Un enthousiasme fou m’avait enivré soudain pour ces idées libérales, humanitaires, que je voyais dans leur fleur: et mon républicanisme, tout en scandalisant les royalistes de Maillane, qui me traitèrent de «peau retournée» faisait la félicité des républicains du lieu qui, étant le petit nombre, étaient fiers et ravis de me voir avec eux chanter la Marseillaise.
Or, chez ces hommes-là, descendants pour la plupart des démagogues populaires qu’à la Révolution on nommait «les braillards» tous les vieux préjugés, rancunes et rengaines de l’ancienne République s’étaient, de père en fils, transmis comme un levain.
Une fois, que j’essayais de leur faire comprendre les rêves généreux de la République nouvelle, sans cacher mon horreur pour les crimes qui firent, au temps de la première, périr tant d’innocents:
– Innocents, me cria d’une voix de tonnerre le vieux Pantès, mais vous ignorez donc que les aristocrates, avaient juré, les monstres, de jouer aux boules avec les têtes des patriotes?
Et, me voyant sourire, le vieux Brulé me dit:
– Connaissez-vous l’histoire du château de Tarascon?
– Quelle histoire? répondis-je.
– L’histoire de la fois où le représentant Cadroy vint donner l’impulsion aux contre-révolutionnaires… Écoutez-la et vous saurez le motif de ce refrain que les Blancs, de temps à autre, nous chantent sur la moustache:
De bric ou de broc
Ils feront le saut
De la fenêtre
De Tarascon,
Dedans le Rhône:
Nous n’en voulons plus
De ces gueux-là,
De ces gueux
De sans-culottes
Vous savez, ou vous ignorez, qu’à la chute de Robespierre, les modérés tombèrent sur les bons patriotes et en remplirent les prisons.
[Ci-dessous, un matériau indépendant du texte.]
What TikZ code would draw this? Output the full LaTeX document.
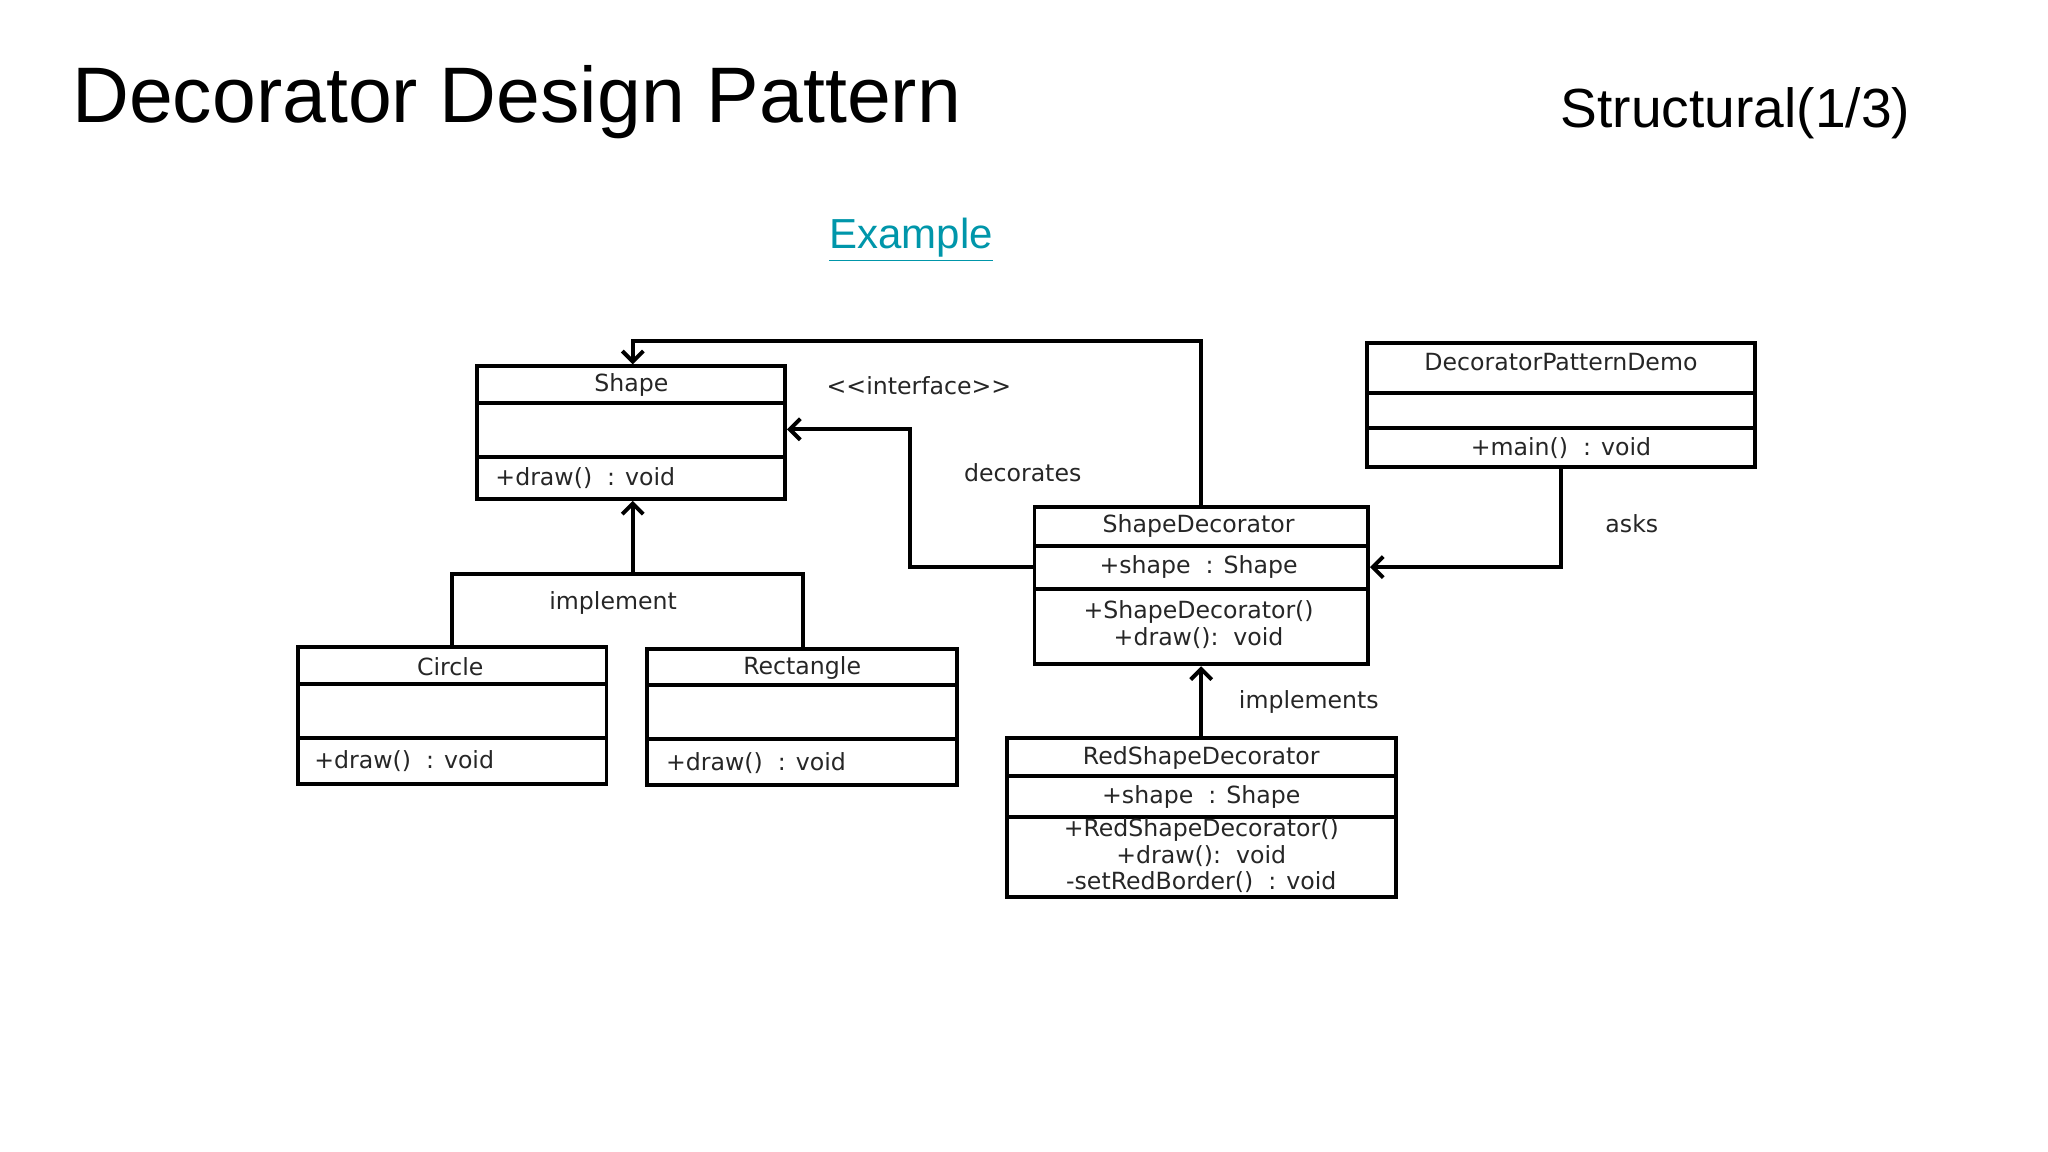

A Tarascon ils firent monter les prisonniers, tout nus comme des vers, au sommet du château, et de là, ils les forçaient, à coups de baïonnettes, de sauter dans le Rhône par la fenêtre qui s’y trouve. C’est alors qu’un nommé Liautard, de Graveson, qui est encore en vie, étant resté le dernier pour faire le plongeon, profita d’un moment où on l’avait laissé seul, dépouilla sa chemise, qu’il jeta avec les autres, et alla se cacher dans un tuyau de cheminée, de sorte que les brigands, lorsqu’ils revinrent de là-haut et qu’ils comptèrent les chemises, crurent avoir tout noyé, et vidèrent les lieux. Liautard, la nuit venue, gagna le haut du château; puis par une corde qu’il avait faite avec les vêtements des autres, ils descendit aussi bas qu’il put, puis plongea dans le Rhône, qu’il traversa à la nage, et s’en vint à Beaucaire frapper chez un ami qui lui donna l’hospitalité.
– Et le pauvre Balarin, disait le Bouteillon (un petit homme rageur qui sans cesse cognait sur le casaquin des prêtres), le pauvre Balarin qui pêchait à la ligne en 1815 là-bas dans la Font-Mourguette, et qu’ils assassinèrent parce qu’il ne voulait pas crier: «Vive le roi!»
– Et, faisait le gros Tardieu, le monsieur du Mas Blanc, qui, vers la même époque, fut abattu d’un coup de fusil tiré à travers la porte!
– Et Trestaillon! avançait l’un.
– Et le Pointu! ajoutait l’autre.
Telles étaient les invectives qui, d’un côté comme de l’autre, avec la république étaient revenues sur l’eau. Et, ici comme ailleurs, cela ramena la brouille et les divisions intestines. Les Rouges commencèrent de porter la ceinture et la cravate rouge, et les Blancs les portèrent vertes. Les premiers se fleurirent avec des bouquets de thym, emblème de la Montagne; les seconds arborèrent les fleurs de lis royales. Les républicains plantaient des arbres de la liberté; la nuit, les royalistes les sciaient par le pied. Puis vinrent les bagarres, puis les coups de couteau; et bref, ce brave peuple, ces Provençaux de même race qui, un mois avant, jouaient, plaisantaient, banquetaient ensemble, maintenant, pour des vétilles qui n’aboutissaient à rien, se seraient mangé le foie.